In the near-term, growth scenarios are tied to drilling outcomes. In a 1-year timeframe to the end of 2025, a bear case would involve unsuccessful drilling, requiring a dilutive financing that could see its Market Cap fall by 50% or more. A normal case would be mixed results, keeping the story alive but not creating significant value. A bull case would be the announcement of a high-grade discovery hole, which could cause the Market Cap to increase by over 200%. Over 3 years to 2028, a bull case would see the company define a maiden resource, while a bear case would see the project abandoned. The single most sensitive variable is discovery drill hole grade and width; a single spectacular result can create enormous value, while a series of poor results can destroy it. My assumptions are based on typical junior mining outcomes: 1) The company will spend &#126;$3-5M annually on exploration, 2) The probability of a significant discovery is low (<1%), and 3) Share price volatility will be extremely high around drill result announcements.

Over the long term, scenarios diverge dramatically. In a 5-year timeframe to 2030, a bull case involves completing a positive Preliminary Economic Assessment (PEA) on a discovery, demonstrating a potential NPV > $200M. The bear case is the company runs out of money and its claims expire. Over 10 years to 2035, the bull case is that the project is either in construction or has been acquired by a larger producer. The key long-term sensitivity is the long-term silver price assumption used in economic studies; a +/- 10% change in the silver price could alter a future project's NPV by +/- 25-30%. My assumptions for this outlook are: 1) a discovery must be made within the first 3-5 years to be viable, 2) the company will require multiple financings, causing significant dilution, and 3) a successful project would likely be sold rather than built by Argenta. Overall, the long-term growth prospects are weak due to the exceptionally high probability of exploration failure.

Factor Analysis

  • Clarity on Construction Funding Plan

    Fail

    As a grassroots explorer with no defined project, the company has no path to financing mine construction, a milestone that is likely a decade or more away, if ever.

    Financing the construction of a mine requires an estimated initial capital expenditure (capex) that often runs into the hundreds of millions of dollars. This level of funding is only available for projects that have been substantially de-risked through multiple stages of technical studies, culminating in a positive Feasibility Study.
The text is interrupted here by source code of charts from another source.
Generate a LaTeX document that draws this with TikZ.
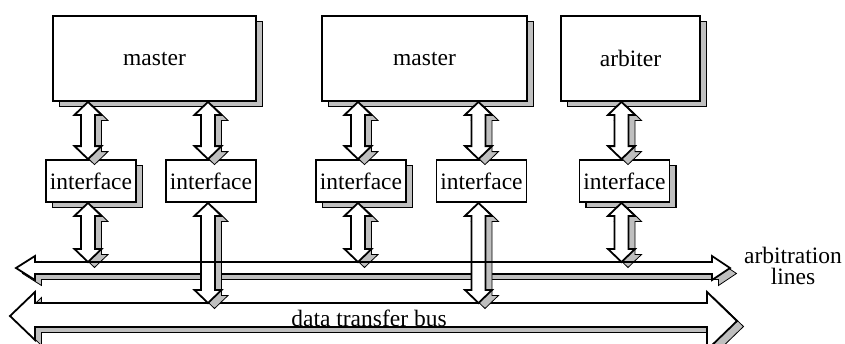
\documentclass[tikz,border=0pt]{standalone}
\usepackage{fontspec}
\setmainfont{Liberation Serif}
\usetikzlibrary{calc}

\definecolor{shade}{gray}{0.75}

\tikzset{
  wire/.style={line width=0.9pt, fill=white},
  shadowed/.style={preaction={draw=black, fill=shade,
      transform canvas={shift={(3.25pt,-2.75pt)}}}},
  unit/.style={draw, wire, inner sep=0pt},
  big/.style={unit, minimum width=101.5pt, minimum height=42.5pt},
  iface/.style={unit, minimum width=45pt, minimum height=21pt}
}

% double headed hollow arrow, #1 above #2
\newcommand\buslink[2]{%
  \draw[shadowed, wire] let \p1=(#1), \p2=(#2) in
    (\x1,\y1) -- (\x1+6.75pt,\y1-6.5pt) -- (\x1+3.5pt,\y1-6.5pt)
    -- (\x1+3.5pt,\y2+6.5pt) -- (\x1+6.75pt,\y2+6.5pt) -- (\x1,\y2)
    -- (\x1-6.75pt,\y2+6.5pt) -- (\x1-3.5pt,\y2+6.5pt)
    -- (\x1-3.5pt,\y1-6.5pt) -- (\x1-6.75pt,\y1-6.5pt) -- cycle;
}

\begin{document}
\begin{tikzpicture}[x=0.5pt, y=-0.5pt,
    every node/.style={font=\fontsize{11.75pt}{14pt}\selectfont}]
  \useasboundingbox (0,0) rectangle (845,343);

  \node[big, shadowed] (m1) at (154.5,58.5) {master};
  \node[big, shadowed, minimum width=102.5pt] (m2) at (424.5,58.5) {master};
  \node[big, shadowed, minimum width=69.5pt] (arb) at (630.5,58.5) {arbiter};

  \node[iface, shadowed] (if1) at (91,181) {interface};
  \node[iface] (if2) at (211,181) {interface};
  \node[iface, shadowed] (if3) at (361,181) {interface};
  \node[iface] (if4) at (481.5,181) {interface};
  \node[iface, shadowed] (if5) at (624.5,181) {interface};

  % the two buses
  \draw[shadowed, wire] (16,268) -- (35,256) -- (35,262) -- (712,262)
    -- (712,256) -- (730,268) -- (712,280) -- (712,274) -- (35,274)
    -- (35,280) -- cycle;
  \draw[shadowed, wire] (10,316) -- (35,292) -- (35,303) -- (707,303)
    -- (707,292) -- (737,321) -- (707,350) -- (707,327) -- (35,327)
    -- (35,340) -- cycle;
  \coordinate (arbline) at (0,262);
  \coordinate (dataline) at (0,303);

  \foreach \up/\i/\bus in {m1/1/arbline, m1/2/dataline, m2/3/arbline,
                           m2/4/dataline, arb/5/arbline} {
    \coordinate (p\i) at ($(if\i.north)+(-3,0)$);
    \buslink{\up.south -| p\i}{if\i.north -| p\i}
    \buslink{if\i.south -| p\i}{\bus -| p\i}
  }
  \draw[line width=0.9pt] (35,262) -- (712,262);

  \node (datalbl) at (369,318) {data transfer bus};
  \node[align=center, font=\fontsize{11.75pt}{10.5pt}\selectfont]
    (arblbl) at (793,266) {arbitration\\lines};
\end{tikzpicture}
\end{document}
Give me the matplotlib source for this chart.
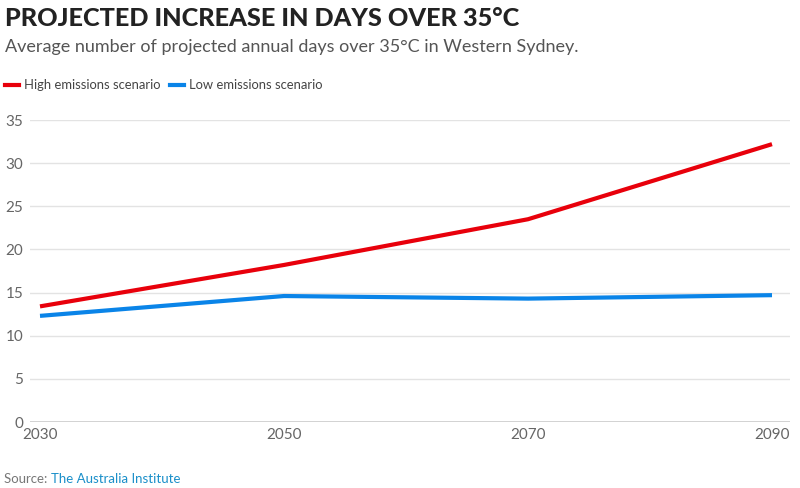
import matplotlib
matplotlib.use("Agg")
import matplotlib.pyplot as plt

years = [2030, 2050, 2070, 2090]
high_emissions = [13.4, 18.2, 23.5, 32.2]
low_emissions = [12.3, 14.6, 14.3, 14.7]
y_ticks = [0, 5, 10, 15, 20, 25, 30, 35]

plt.rcParams['font.family'] = ['Lato', 'DejaVu Sans']

fig = plt.figure(figsize=(8, 4.88), dpi=100)
ax = fig.add_axes([30/800, 1 - 422/488, 760/800, 302/488])

ax.plot(years, high_emissions, color='#e8000b', lw=3, solid_capstyle='butt', zorder=3)
ax.plot(years, low_emissions, color='#0a84e8', lw=3, solid_capstyle='butt', zorder=3)

ax.set_xlim(2030 - 10/12.2, 2030 + 750/12.2)
ax.set_ylim(0, 35)
ax.set_yticks(y_ticks)
ax.set_xticks(years)
ax.set_xticklabels([str(y) for y in years])
for s in ax.spines.values():
    s.set_visible(False)
ax.grid(axis='y', color='#e3e3e3', lw=1)
ax.axhline(0, color='#cccccc', lw=1.2, zorder=2)
ax.tick_params(axis='both', length=0, labelsize=11, colors='#666666')
ax.tick_params(axis='y', pad=5)
ax.tick_params(axis='x', pad=4)

fig.text(5/800, 1 - 18/488, 'PROJECTED INCREASE IN DAYS OVER 35°C', fontsize=18.2,
         fontweight='black', color='#222222', va='center', ha='left')
fig.text(5/800, 1 - 47/488, 'Average number of projected annual days over 35°C in Western Sydney.',
         fontsize=13, color='#555555', va='center', ha='left')

# legend
ly = 1 - 85/488
fig.lines.append(plt.Line2D([5/800, 19/800], [ly, ly], color='#e8000b', lw=3, transform=fig.transFigure))
fig.text(24/800, ly, 'High emissions scenario', fontsize=9.4, color='#444444', va='center', ha='left')
fig.lines.append(plt.Line2D([170/800, 184/800], [ly, ly], color='#0a84e8', lw=3, transform=fig.transFigure))
fig.text(189/800, ly, 'Low emissions scenario', fontsize=9.4, color='#444444', va='center', ha='left')

# source
sy = 1 - 479/488
t = fig.text(4/800, sy, 'Source: ', fontsize=9.5, color='#777777', va='center', ha='left')
fig.canvas.draw()
bb = t.get_window_extent()
fig.text(bb.x1/800, sy, 'The Australia Institute', fontsize=9.5, color='#1a8fc9', va='center', ha='left')

fig.savefig('out.png', dpi=100, facecolor='white')
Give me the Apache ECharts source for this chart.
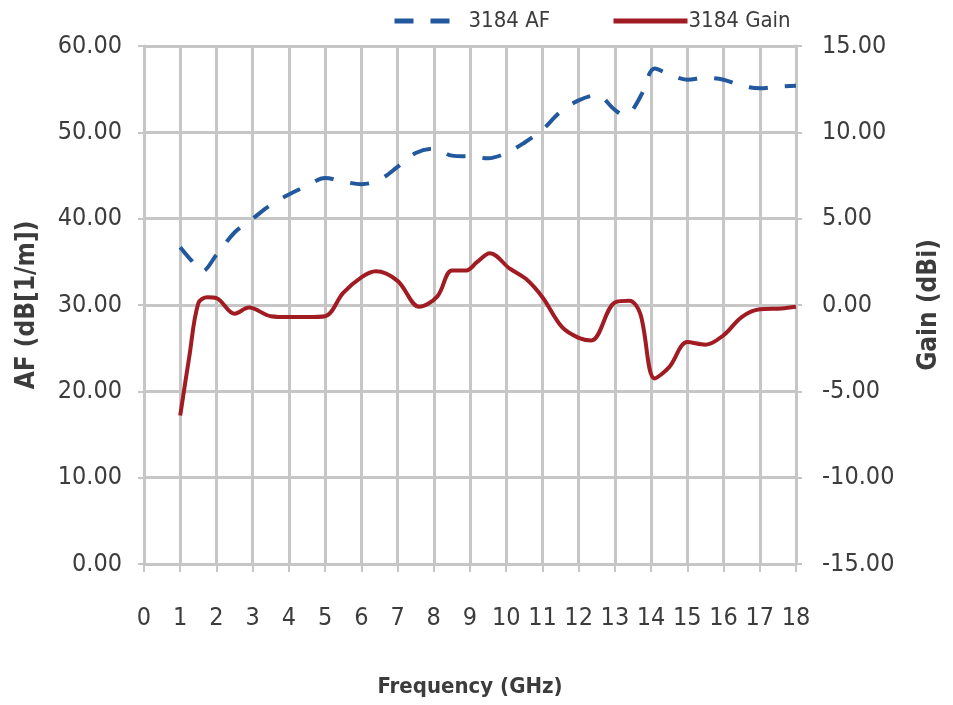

Argenta is at the very beginning of this process and currently has no defined resource, let alone an economic study. Its current financing activities involve raising small amounts of capital (<C$5 million) for exploration, which is fundamentally different from securing major project debt and equity. Peers like Sierra Madre, which already own a permitted mill and infrastructure, are years ahead and have a much clearer, albeit still challenging, path to financing. For Argenta, a path to construction financing is purely hypothetical and not a relevant consideration at this stage.

  • Potential for Resource Expansion

    Fail

    The company's value is entirely based on conceptual exploration potential that is unproven, making it a high-risk proposition until a significant discovery is confirmed through drilling.

    Argenta Silver's future rests solely on the potential to discover a new precious metals deposit on its properties. While the company may hold a large land package in a prospective region, this potential is theoretical and carries no tangible value without successful drill results. Unlike peers such as Outcrop Silver & Gold, which has demonstrated the potential of its ground by drilling bonanza-grade intercepts (>1,000 g/t AgEq), or Viszla Silver, which has defined a world-class resource, Argenta has not yet delivered drill results that confirm the presence of an economic mineral system. Without a history of discovery or a set of defined, high-probability drill targets, its exploration potential remains highly speculative. The risk of spending millions on drilling with no discovery is the primary risk facing shareholders.

  • Upcoming Development Milestones

    Fail

    The company lacks the near-term, value-driving development catalysts that more advanced companies possess, leaving its fate entirely dependent on the binary outcome of drill results.

    Project development catalysts are key milestones that de-risk a project and add shareholder value. These include the release of economic studies (PEA, PFS, FS), securing key permits, and making a construction decision. Argenta has no such catalysts on its timeline because it does not have a project yet. Its only potential catalyst is exploration news. This contrasts sharply with a company like GR Silver Mining, which is working towards a PEA for its large resource, or Kuya Silver, which is focused on a mine restart plan. The lack of a defined project pipeline means Argenta's stock is subject to long periods of inactivity punctuated by high-risk, binary events (drill results), offering a much less predictable path to value creation.

  • Economic Potential of The Project

    Fail

    With no defined mineral resource or technical studies, there are no projected economics for any potential mine, making it impossible to value the company based on future cash flow.

    Key economic metrics like Net Present Value (NPV), Internal Rate of Return (IRR), and All-In Sustaining Cost (AISC) are the foundation for valuing a mining project. These figures quantify the potential profitability of a mine. However, these metrics can only be calculated after a mineral resource has been defined through extensive drilling and is then modeled in a technical study. Argenta has no mineral resource and consequently has no PEA, PFS, or FS. Therefore, its projected NPV and IRR are zero or not applicable. This is a critical deficiency compared to peers like Viszla Silver or Kuya Silver, whose projects have published economic studies that provide investors with a tangible basis for valuation. Without these metrics, any investment in Argenta is a blind bet on future discovery.

  • Attractiveness as M&A Target

    Fail

    The company is not an attractive M&A target because acquirers seek de-risked projects with defined, high-quality resources, none of which Argenta currently possesses.

    Major mining companies acquire junior miners to add to their development pipeline or replace depleting reserves. Their targets almost always have a substantial, defined mineral resource with attractive grades, simple metallurgy, and are located in safe jurisdictions. A target's value is based on the quality of its known deposit. Argenta, with only a portfolio of exploration claims and no defined resource, does not meet these criteria. It is far more likely that a senior producer would acquire a company like Viszla for its world-class Panuco asset or Sierra Madre for its permitted mine and mill. A grassroots explorer like Argenta is simply too early and too risky to be considered a serious takeover target.